Cependant, au vu des conditions posées par l’art. 102 CP, en particulier celle relative à l’exercice d’activités commerciales conformes au but social, on voit que les entreprises visées par cette disposition sont, dans cette problématique précise, plutôt des entreprises de média employant des journalistes. Encore faut-il que l’auteur de l’infraction ne soit pas identifiable par les autorités en raison du manque d’organisation de l’entreprise. Dans un tel cas, il faudrait évidemment que l’auteur tweete sous pseudonyme et que l’entreprise elle-même ainsi que les autorités ne puissent pas savoir exactement qui se cache derrière.
Responsabilité des médias
Cependant, des dispositions spéciales (art. 28 CP) existent déjà pour les médias, lesquelles précisent que seul l’auteur de la publication est responsable. Si l’auteur ne peut être trouvé, le rédacteur sera punissable, et à défaut de rédacteur identifiable ou pouvant être traduit devant les tribunaux suisses, le responsable de la publication est punissable.

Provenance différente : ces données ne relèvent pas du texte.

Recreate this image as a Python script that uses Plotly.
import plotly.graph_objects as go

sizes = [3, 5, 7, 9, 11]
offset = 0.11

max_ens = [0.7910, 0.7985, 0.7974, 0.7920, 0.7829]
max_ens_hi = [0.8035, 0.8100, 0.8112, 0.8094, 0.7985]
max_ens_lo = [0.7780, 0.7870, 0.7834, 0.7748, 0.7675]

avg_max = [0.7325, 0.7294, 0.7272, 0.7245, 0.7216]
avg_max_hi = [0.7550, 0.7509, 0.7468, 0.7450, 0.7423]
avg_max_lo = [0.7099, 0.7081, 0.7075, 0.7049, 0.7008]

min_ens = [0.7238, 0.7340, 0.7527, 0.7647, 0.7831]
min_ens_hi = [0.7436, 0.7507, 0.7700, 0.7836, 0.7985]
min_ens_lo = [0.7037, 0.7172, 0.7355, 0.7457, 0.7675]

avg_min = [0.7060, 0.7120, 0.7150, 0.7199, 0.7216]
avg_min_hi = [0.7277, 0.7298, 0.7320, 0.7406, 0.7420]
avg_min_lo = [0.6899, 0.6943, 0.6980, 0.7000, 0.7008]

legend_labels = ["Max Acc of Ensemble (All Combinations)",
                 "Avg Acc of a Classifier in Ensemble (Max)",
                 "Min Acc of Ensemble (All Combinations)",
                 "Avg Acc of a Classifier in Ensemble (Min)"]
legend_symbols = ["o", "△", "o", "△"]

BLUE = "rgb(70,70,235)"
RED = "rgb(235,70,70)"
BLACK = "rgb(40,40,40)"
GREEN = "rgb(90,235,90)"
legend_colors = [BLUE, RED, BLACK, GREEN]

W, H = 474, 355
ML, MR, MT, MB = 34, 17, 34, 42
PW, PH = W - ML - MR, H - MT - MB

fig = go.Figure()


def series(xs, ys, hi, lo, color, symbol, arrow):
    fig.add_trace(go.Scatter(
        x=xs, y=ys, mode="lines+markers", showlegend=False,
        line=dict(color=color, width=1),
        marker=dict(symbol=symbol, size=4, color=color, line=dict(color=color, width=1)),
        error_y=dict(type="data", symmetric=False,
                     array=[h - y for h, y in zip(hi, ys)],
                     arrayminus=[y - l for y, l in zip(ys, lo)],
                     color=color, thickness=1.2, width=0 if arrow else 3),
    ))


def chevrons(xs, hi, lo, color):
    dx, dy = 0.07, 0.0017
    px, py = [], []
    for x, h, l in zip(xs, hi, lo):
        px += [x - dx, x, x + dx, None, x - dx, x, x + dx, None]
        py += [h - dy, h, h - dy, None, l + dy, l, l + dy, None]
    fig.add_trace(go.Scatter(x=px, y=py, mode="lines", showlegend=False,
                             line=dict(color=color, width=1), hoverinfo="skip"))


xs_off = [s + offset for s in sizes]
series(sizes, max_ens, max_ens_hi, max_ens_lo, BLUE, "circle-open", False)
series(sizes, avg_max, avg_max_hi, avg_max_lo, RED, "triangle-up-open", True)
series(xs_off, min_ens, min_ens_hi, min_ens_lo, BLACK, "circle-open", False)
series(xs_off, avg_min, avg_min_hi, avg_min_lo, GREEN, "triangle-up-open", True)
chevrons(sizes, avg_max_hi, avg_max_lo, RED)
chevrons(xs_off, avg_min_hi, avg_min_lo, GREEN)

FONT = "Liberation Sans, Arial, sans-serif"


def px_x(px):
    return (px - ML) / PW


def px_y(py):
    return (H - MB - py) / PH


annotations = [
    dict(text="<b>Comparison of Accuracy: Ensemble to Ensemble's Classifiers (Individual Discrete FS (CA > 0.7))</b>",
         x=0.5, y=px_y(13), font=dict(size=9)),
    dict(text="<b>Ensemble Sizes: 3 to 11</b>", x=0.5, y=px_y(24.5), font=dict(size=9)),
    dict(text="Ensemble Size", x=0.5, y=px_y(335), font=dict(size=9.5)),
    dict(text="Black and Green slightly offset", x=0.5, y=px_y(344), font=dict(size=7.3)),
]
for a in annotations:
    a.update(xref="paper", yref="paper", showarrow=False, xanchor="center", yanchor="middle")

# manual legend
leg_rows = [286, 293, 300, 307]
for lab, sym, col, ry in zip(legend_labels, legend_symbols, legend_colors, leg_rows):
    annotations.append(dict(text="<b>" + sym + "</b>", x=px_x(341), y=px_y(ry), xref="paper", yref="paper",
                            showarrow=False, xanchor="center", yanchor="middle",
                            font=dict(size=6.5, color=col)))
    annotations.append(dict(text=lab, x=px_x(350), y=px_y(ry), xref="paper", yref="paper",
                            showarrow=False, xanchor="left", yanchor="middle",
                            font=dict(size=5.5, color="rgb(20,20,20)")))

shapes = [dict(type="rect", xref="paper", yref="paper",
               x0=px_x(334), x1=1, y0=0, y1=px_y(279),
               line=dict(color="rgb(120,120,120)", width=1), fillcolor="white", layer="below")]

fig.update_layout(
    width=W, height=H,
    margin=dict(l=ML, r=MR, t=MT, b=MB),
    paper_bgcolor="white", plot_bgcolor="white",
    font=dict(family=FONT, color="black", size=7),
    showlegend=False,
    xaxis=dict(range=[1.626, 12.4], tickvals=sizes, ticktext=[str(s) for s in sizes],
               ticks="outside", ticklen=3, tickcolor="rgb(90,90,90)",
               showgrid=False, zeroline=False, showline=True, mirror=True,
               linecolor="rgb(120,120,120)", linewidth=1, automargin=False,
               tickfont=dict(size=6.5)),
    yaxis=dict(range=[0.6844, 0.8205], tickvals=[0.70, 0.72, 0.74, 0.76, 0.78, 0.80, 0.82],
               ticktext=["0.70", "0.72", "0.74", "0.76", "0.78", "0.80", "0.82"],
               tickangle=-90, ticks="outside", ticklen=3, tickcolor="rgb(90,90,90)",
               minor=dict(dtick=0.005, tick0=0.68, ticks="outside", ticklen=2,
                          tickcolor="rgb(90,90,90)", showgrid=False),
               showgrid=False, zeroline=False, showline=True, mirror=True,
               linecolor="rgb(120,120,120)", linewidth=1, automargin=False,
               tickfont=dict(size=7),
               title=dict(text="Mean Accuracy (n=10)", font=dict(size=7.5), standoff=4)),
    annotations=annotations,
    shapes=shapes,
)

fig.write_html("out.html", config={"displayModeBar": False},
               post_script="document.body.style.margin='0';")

Évidemment, des déclarations (répréhensibles) n’ayant aucun lien avec votre activité professionnelle n’engageront (en principe) pas la responsabilité de votre employeur mais ce dernier pourra éventuellement invoquer ces déclarations pour justifier d’un licenciement ou avertissement.
Il n’en reste pas moins que, si les entreprises de médias adoptent une politique d’encouragement de leurs employés à la création et à l’alimentation en contenus de comptes sur les réseaux sociaux, elles s’exposent potentiellement à plus de risques.
Conclusion
Pour résumer, mentionner dans votre profil que vous travaillez dans telle société et à tel ou tel poste, mais que vos tweets n’engagent que vous, cela n’empêchera en rien un licenciement immédiat (le cas échéant un simple avertissement), une procédure civile ou une procédure pénale, dirigée contre vous ou votre employeur, en fonction de vos déclarations.
Dans tous les cas, une telle mention n’a aucune valeur.
La meilleure protection serait, au choix, de retirer les informations relatives à votre situation professionnelle de votre profil et de tweeter en votre qualité d’individu, ou d’avoir deux comptes, l’un privé (sous pseudonyme, pour vous protéger), l’autre purement professionnel.
Quoi qu’il en soit, mention ou pas, compte sous pseudonyme ou pas, il est plus que conseillé de réfléchir avant de publier. Internet a une mémoire immédiate et infinie, et un simple tweet peu avoir de grandes conséquences.